CAN WE BALANCE THE U.S. BUDGET?
June 22, 2010
The current majority in Congress and the Obama administration have routinely tried to convince Americans that we have to spend our way out of debt. The new modern-day axiom of the left has become "The more the government spends, the more we save." If this sounds absurd, it should, say Reps. Jim Jordan, a Republican from Ohio, sits on the House Budget Committee and Tom Price, a Georgia Republican, is chairman of the Republican Study Committee.
Due to the reckless spending of Washington, every man, woman and child in America is now responsible for $42,000 of the national debt. Yet this does not seem to startle the ruling Democratic party.
Even with high unemployment and Americans struggling to make ends meet, Congress has continued its spending spree, courtesy of the American taxpayer and foreign banks, say Jordan and Price:
- This year, the federal government will take in about $2.1 trillion in revenue while spending $3.6 trillion.

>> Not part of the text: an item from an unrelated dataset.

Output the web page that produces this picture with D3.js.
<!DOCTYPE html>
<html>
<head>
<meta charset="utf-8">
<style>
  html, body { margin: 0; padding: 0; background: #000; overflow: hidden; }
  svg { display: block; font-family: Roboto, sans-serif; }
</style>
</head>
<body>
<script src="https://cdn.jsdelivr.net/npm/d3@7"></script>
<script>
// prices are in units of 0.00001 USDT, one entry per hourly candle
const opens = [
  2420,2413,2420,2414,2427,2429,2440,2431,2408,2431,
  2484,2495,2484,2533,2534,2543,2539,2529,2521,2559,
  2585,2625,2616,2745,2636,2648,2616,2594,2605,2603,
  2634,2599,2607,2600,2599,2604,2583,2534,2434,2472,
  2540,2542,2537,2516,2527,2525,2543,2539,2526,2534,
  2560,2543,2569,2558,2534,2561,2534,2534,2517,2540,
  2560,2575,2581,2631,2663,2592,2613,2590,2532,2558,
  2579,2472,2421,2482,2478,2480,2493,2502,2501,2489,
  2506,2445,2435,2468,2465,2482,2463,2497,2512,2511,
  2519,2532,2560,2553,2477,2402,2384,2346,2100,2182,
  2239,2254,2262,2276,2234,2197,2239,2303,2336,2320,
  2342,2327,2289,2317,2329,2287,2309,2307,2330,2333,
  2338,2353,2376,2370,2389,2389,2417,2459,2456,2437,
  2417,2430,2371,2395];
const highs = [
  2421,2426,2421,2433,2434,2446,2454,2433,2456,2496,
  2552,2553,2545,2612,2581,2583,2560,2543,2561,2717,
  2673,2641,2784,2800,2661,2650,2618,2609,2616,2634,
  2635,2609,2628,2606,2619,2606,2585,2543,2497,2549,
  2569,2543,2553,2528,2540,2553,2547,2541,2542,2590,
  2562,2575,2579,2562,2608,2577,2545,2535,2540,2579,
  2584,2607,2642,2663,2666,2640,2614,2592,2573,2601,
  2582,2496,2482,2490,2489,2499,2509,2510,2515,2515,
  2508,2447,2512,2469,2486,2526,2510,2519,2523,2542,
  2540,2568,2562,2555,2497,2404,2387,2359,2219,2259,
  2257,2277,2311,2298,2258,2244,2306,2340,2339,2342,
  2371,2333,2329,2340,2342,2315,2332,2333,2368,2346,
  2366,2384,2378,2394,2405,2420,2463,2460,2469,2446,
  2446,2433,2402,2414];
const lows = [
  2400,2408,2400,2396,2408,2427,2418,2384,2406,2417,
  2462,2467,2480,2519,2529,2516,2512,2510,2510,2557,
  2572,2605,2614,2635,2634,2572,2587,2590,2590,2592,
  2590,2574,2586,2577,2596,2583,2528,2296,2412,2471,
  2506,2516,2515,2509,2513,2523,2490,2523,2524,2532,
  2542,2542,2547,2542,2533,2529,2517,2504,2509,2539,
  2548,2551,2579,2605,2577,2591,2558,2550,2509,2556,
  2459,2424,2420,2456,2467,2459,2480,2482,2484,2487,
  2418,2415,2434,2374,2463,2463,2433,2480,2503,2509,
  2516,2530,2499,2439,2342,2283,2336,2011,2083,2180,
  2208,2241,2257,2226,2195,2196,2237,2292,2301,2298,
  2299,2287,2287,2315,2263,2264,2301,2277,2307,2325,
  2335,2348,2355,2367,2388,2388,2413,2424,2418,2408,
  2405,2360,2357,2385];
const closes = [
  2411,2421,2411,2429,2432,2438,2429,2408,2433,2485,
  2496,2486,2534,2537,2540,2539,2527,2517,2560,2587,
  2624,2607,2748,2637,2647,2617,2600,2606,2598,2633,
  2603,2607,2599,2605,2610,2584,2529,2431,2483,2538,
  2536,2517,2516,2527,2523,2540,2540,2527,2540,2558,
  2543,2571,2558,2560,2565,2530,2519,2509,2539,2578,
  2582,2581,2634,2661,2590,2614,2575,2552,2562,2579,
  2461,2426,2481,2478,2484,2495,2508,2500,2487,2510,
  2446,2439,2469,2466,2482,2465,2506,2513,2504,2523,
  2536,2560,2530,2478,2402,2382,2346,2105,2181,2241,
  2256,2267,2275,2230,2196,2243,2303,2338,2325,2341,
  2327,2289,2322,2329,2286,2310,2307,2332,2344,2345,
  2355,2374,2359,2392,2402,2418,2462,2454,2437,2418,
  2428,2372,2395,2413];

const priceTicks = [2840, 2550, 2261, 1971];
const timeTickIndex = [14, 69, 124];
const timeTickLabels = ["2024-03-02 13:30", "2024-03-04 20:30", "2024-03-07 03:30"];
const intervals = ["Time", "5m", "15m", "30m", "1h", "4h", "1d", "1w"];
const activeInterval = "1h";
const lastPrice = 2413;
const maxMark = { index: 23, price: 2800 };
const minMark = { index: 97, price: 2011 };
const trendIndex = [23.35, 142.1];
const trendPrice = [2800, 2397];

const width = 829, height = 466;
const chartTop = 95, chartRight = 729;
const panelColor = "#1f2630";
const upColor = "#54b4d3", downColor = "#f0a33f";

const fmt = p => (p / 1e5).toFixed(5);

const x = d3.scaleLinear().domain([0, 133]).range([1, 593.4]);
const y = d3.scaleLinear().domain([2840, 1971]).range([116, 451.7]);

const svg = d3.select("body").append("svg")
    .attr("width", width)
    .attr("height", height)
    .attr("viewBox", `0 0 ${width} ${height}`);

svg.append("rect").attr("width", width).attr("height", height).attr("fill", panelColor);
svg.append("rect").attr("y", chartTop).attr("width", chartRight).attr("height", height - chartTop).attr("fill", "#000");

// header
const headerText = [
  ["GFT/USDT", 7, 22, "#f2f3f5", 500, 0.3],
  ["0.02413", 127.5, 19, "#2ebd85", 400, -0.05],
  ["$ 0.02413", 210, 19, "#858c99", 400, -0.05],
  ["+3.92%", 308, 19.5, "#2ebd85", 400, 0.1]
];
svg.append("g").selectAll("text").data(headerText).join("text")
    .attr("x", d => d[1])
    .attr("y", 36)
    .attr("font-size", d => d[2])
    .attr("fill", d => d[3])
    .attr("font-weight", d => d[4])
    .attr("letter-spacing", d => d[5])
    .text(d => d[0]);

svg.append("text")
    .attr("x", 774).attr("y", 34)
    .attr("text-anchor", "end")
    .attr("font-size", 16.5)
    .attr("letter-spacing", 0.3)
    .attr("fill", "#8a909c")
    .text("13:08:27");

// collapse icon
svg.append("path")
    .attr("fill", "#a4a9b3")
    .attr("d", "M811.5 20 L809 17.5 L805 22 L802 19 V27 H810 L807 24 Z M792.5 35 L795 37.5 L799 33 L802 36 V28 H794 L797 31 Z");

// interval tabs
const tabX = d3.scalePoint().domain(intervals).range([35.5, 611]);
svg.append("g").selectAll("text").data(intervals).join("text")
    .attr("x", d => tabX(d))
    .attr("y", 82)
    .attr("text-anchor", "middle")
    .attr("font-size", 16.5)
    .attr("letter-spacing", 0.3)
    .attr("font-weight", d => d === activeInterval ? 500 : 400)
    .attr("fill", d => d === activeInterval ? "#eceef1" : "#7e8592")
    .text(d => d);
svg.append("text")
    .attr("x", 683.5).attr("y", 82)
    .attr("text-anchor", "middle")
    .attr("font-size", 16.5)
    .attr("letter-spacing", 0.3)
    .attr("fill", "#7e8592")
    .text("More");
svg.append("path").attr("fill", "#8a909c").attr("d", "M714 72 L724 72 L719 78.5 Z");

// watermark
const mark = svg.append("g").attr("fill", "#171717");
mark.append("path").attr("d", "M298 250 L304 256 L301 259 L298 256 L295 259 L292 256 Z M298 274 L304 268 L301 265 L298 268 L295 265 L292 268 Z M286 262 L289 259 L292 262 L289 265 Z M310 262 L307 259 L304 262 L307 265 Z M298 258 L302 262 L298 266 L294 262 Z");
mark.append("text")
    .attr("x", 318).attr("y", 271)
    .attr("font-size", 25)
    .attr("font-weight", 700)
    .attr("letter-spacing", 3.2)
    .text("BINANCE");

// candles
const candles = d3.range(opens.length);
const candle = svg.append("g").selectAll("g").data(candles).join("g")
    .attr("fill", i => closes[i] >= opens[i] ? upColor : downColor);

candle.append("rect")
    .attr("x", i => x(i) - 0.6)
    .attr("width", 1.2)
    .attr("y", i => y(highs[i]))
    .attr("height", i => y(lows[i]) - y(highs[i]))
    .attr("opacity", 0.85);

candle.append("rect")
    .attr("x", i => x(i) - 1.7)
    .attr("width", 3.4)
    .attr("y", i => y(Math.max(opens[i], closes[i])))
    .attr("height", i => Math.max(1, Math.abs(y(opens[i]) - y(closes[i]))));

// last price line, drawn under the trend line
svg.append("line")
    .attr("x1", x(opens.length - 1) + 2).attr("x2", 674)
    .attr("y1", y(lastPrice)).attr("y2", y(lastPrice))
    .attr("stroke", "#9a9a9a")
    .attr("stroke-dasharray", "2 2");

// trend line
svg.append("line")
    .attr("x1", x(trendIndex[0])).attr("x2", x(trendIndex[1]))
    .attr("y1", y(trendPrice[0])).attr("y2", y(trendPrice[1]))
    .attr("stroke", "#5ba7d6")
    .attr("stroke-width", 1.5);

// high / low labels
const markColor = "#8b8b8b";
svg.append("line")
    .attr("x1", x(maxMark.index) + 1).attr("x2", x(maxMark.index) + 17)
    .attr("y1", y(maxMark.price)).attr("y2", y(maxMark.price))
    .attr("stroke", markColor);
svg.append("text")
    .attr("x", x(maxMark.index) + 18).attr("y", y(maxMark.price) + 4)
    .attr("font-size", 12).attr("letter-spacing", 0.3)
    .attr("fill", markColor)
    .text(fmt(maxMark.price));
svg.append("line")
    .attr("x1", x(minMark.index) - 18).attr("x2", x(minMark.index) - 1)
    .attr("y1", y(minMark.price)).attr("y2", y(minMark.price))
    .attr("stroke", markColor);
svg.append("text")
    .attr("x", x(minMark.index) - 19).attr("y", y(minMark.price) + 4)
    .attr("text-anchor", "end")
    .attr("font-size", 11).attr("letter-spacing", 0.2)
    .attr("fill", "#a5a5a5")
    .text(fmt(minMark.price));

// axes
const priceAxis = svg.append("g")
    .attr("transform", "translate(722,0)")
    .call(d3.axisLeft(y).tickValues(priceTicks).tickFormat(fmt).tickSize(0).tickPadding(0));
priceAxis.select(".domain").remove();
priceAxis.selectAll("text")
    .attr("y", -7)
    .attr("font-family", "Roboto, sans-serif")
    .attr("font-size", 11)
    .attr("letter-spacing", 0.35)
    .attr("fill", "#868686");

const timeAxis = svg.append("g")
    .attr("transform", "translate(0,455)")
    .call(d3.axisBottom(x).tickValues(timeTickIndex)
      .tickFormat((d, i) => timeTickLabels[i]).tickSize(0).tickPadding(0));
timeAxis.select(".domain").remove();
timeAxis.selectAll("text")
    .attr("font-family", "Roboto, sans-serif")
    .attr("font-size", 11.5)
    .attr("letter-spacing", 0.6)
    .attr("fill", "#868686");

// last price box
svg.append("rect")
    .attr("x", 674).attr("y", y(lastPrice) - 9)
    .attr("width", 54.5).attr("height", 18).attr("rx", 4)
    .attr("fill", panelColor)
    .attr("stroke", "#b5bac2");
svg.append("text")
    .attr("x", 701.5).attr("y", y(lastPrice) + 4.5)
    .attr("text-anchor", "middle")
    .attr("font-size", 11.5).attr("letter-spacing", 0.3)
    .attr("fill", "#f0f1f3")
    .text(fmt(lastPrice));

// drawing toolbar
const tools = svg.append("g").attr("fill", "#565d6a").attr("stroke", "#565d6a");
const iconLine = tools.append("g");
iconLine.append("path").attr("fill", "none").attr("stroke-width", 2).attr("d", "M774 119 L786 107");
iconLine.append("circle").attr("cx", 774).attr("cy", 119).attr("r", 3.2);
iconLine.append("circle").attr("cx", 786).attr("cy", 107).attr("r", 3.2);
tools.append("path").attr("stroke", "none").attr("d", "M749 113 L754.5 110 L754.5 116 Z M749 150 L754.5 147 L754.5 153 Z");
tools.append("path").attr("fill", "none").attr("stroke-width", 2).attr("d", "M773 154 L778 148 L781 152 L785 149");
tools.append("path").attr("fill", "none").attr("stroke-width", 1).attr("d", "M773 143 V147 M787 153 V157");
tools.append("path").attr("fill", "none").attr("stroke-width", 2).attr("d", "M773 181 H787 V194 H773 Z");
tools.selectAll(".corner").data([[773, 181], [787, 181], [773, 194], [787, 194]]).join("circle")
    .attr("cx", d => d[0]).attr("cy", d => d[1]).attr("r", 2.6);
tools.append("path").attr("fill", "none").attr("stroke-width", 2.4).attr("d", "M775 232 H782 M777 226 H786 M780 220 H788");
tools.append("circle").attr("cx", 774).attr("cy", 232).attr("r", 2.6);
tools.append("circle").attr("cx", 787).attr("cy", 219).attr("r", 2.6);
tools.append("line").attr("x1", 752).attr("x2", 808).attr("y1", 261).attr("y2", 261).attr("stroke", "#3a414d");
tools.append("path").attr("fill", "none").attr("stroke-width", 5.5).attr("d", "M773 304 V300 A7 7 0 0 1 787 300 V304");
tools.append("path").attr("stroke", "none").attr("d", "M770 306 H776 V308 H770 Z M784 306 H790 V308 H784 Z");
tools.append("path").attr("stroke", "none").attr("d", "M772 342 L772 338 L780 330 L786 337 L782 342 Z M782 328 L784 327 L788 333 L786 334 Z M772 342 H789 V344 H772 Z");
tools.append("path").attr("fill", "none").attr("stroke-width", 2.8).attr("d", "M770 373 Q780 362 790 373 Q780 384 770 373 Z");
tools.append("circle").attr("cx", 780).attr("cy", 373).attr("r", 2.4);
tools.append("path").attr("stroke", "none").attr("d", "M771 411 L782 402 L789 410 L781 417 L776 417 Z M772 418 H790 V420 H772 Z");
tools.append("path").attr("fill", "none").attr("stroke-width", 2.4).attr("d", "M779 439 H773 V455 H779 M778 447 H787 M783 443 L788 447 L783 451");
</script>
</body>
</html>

- For the average American, it's equivalent to spending $85,000 on a $50,000-per-year salary; that is unsustainable.
- Most families could not afford to put an extra $35,000 on their credit card, even for one year, but the federal government plans to do it for the next nine years.
Both parties are to blame, say Jordan and Price:
- Federal spending increased from $2.7 trillion under the last year of a Republican Congress in 2007 to a projected $3.6 trillion under Democratic control in 2010.
- During that time, our national debt has increased by 50 percent to $13 trillion.
- Astonishingly, we have added more to the national debt in the past five years ($5 trillion) than was added under the first 41 presidents, combined.
How much more must we borrow and spend before Congress begins to rein it in, ask Jordan and Price?
- The interest on our debt alone is unsustainable; this year, we are estimated to pay $209 billion, and within 10 years, annual interest payments on our debt are expected to reach almost a trillion dollars.
- That is equivalent to Congress passing new TARP legislation every year.